In one case my client agreed to submit a case we were pursing in court to non-binding arbitration.  We went before the arbitrator, and after the matter was concluded and the parties were leaving, the arbitrator asked the defendant if my client had ever made certain disclosures.  The defendant lied and denied that she had received such disclosures.  I objected to this impromptu questioning and asked the arbitrator to resume the arbitration so that my client could testify on the point he had raised.  The arbitrator responded that would not be necessary, because defendant had never raised the disclosure issue, and therefore his decision would have nothing to do with what defendant had just said.

A few weeks later we received the arbitrator's decision, wherein he found for defendant based entirely on the alleged lack of disclosure.  Since this was non-binding, I simply rejected the award and proceeded to trial, where we handily prevailed.  This case showed me, however, how arbitrary an arbitrator's award can be, and why binding arbitration can be risky. 

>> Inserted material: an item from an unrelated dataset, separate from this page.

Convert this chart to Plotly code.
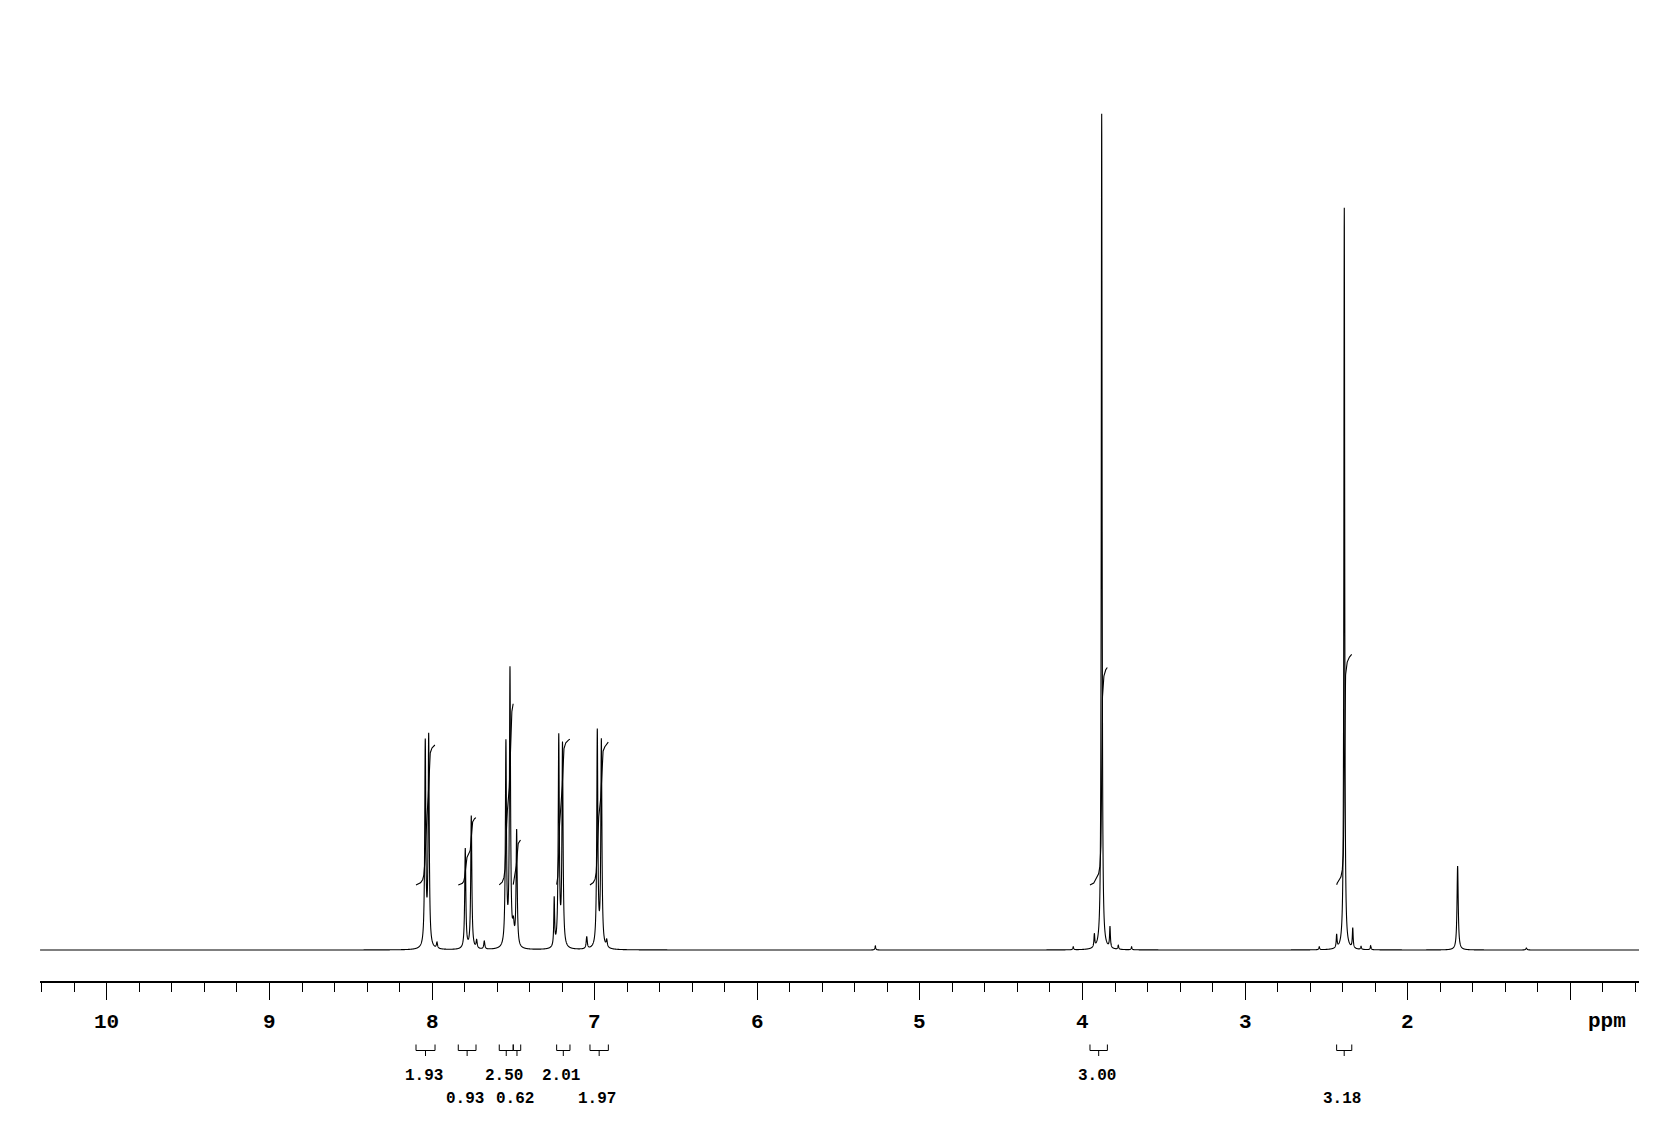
import numpy as np
import plotly.graph_objects as go

# ---- data ----
# peak list: chemical shift (ppm), height (arbitrary units), half-width (ppm)
peak_ppm = [8.042, 8.021, 7.970, 7.796, 7.759, 7.726, 7.679, 7.546, 7.521, 7.500,
            7.480, 7.249, 7.221, 7.198, 7.049, 6.984, 6.959, 6.926, 5.274, 4.057,
            3.927, 3.882, 3.831, 3.780, 3.698, 2.544, 2.437, 2.390, 2.338, 2.287,
            2.228, 1.693, 1.270]
peak_height = [204, 210, 6, 100, 133, 8, 8, 203, 276, 18,
               116, 48, 210, 202, 12, 216, 206, 7, 4, 3,
               13, 836, 21, 4, 3, 3, 13, 742, 20, 3,
               4, 84, 2]
peak_hw = [0.004, 0.004, 0.004, 0.004, 0.004, 0.004, 0.004, 0.004, 0.004, 0.006,
           0.004, 0.003, 0.004, 0.004, 0.004, 0.004, 0.004, 0.004, 0.003, 0.003,
           0.003, 0.003, 0.003, 0.003, 0.003, 0.003, 0.003, 0.003, 0.003, 0.003,
           0.003, 0.0044, 0.004]

# integral regions (ppm) and values
int_from = [8.099, 7.839, 7.587, 7.501, 7.234, 7.029, 3.954, 2.437]
int_to = [7.982, 7.730, 7.501, 7.455, 7.152, 6.916, 3.847, 2.344]
int_value = [1.93, 0.93, 2.50, 0.62, 2.01, 1.97, 3.00, 3.18]
int_label = ["1.93", "0.93", "2.50", "0.62", "2.01", "1.97", "3.00", "3.18"]

# axis ticks
tick_vals = [10, 9, 8, 7, 6, 5, 4, 3, 2]
tick_text = ["10", "9", "8", "7", "6", "5", "4", "3", "2"]
unit_label = "ppm"

# ---- spectrum line built from the peak list ----
X_LO, X_HI = 0.5775, 10.4114
grid = np.arange(X_LO, X_HI, 0.0005)
ppm = np.sort(np.concatenate([grid, np.array(peak_ppm)]))[::-1]
spec = np.zeros_like(ppm)
for p, h, w in zip(peak_ppm, peak_height, peak_hw):
    spec += h / (1.0 + ((ppm - p) / w) ** 2)

INT_BASE = 65.0     # integral trace start level
INT_SCALE = 72.5    # trace rise per unit of integral

fig = go.Figure()
fig.add_trace(go.Scatter(x=ppm, y=spec, mode="lines",
                         line=dict(color="#000000", width=1.1, simplify=False),
                         hoverinfo="skip"))

# integral traces
ix, iy = [], []
for a, b, v in zip(int_from, int_to, int_value):
    m = (ppm <= a) & (ppm >= b)
    xs = ppm[m]
    cs = np.cumsum(spec[m])
    cs = cs / cs[-1]
    ix += list(xs) + [None]
    iy += list(INT_BASE + v * INT_SCALE * cs) + [None]
fig.add_trace(go.Scatter(x=ix, y=iy, mode="lines",
                         line=dict(color="#000000", width=1.1),
                         hoverinfo="skip", connectgaps=False))

# integral brackets under the axis
ARM_TOP, BAR, STEM = -94.5, -100.5, -106.0
bx, by = [], []
for a, b in zip(int_from, int_to):
    mid = (a + b) / 2
    bx += [a, a, b, b, None, mid, mid, None]
    by += [ARM_TOP, BAR, BAR, ARM_TOP, None, BAR, STEM, None]
fig.add_trace(go.Scatter(x=bx, y=by, mode="lines",
                         line=dict(color="#000000", width=1),
                         hoverinfo="skip", connectgaps=False))

annotations = []
mono = "Liberation Mono, Courier New, DejaVu Sans Mono, monospace"
for v, t in zip(tick_vals, tick_text):
    annotations.append(dict(x=v, y=-72, xref="x", yref="y", text="<b>%s</b>" % t,
                            showarrow=False, xanchor="center", yanchor="middle",
                            font=dict(family=mono, size=21, color="#000")))
annotations.append(dict(x=0.776, y=-71, xref="x", yref="y", text="<b>%s</b>" % unit_label,
                        showarrow=False, xanchor="center", yanchor="middle",
                        font=dict(family=mono, size=21, color="#000")))
for i, (a, b, lab) in enumerate(zip(int_from, int_to, int_label)):
    annotations.append(dict(x=(a + b) / 2, y=(-126 if i % 2 == 0 else -148.5),
                            xref="x", yref="y", text="<b>%s</b>" % lab, xshift=-2,
                            showarrow=False, xanchor="center", yanchor="middle",
                            font=dict(family=mono, size=16, color="#000")))

fig.update_layout(
    width=1678, height=1132,
    margin=dict(l=40, r=39, t=40, b=20),
    paper_bgcolor="white", plot_bgcolor="white",
    showlegend=False, hovermode=False,
    annotations=annotations,
    xaxis=dict(range=[X_HI, X_LO], anchor="free", position=(1112 - 982) / 1072,
               showgrid=False, zeroline=False, showline=True, linecolor="#000",
               linewidth=1.5, ticks="outside", tickmode="array",
               tickvals=[1, 2, 3, 4, 5, 6, 7, 8, 9, 10], ticklen=17, tickwidth=1.4,
               tickcolor="#000", showticklabels=False,
               minor=dict(tickmode="linear", tick0=0, dtick=0.2, ticks="outside",
                          ticklen=9, tickwidth=1.3, tickcolor="#000")),
    yaxis=dict(range=[-162, 910], visible=False, showgrid=False, zeroline=False),
)

fig.write_html("out.html", config={"displayModeBar": False},
               post_script="document.body.style.margin='0';document.body.style.overflow='hidden';")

Large companies have also learned this lesson, and reason that if they throw in an opening for appeal, it is more likely to inure to the company's benefit than the other side's.  Even if it means the occasional appeal, at least the issues will be limited to the law.  A major motivation for large companies in selecting arbitration is to keep cases away emotional juries, and that is accomplished even with an appeal provision.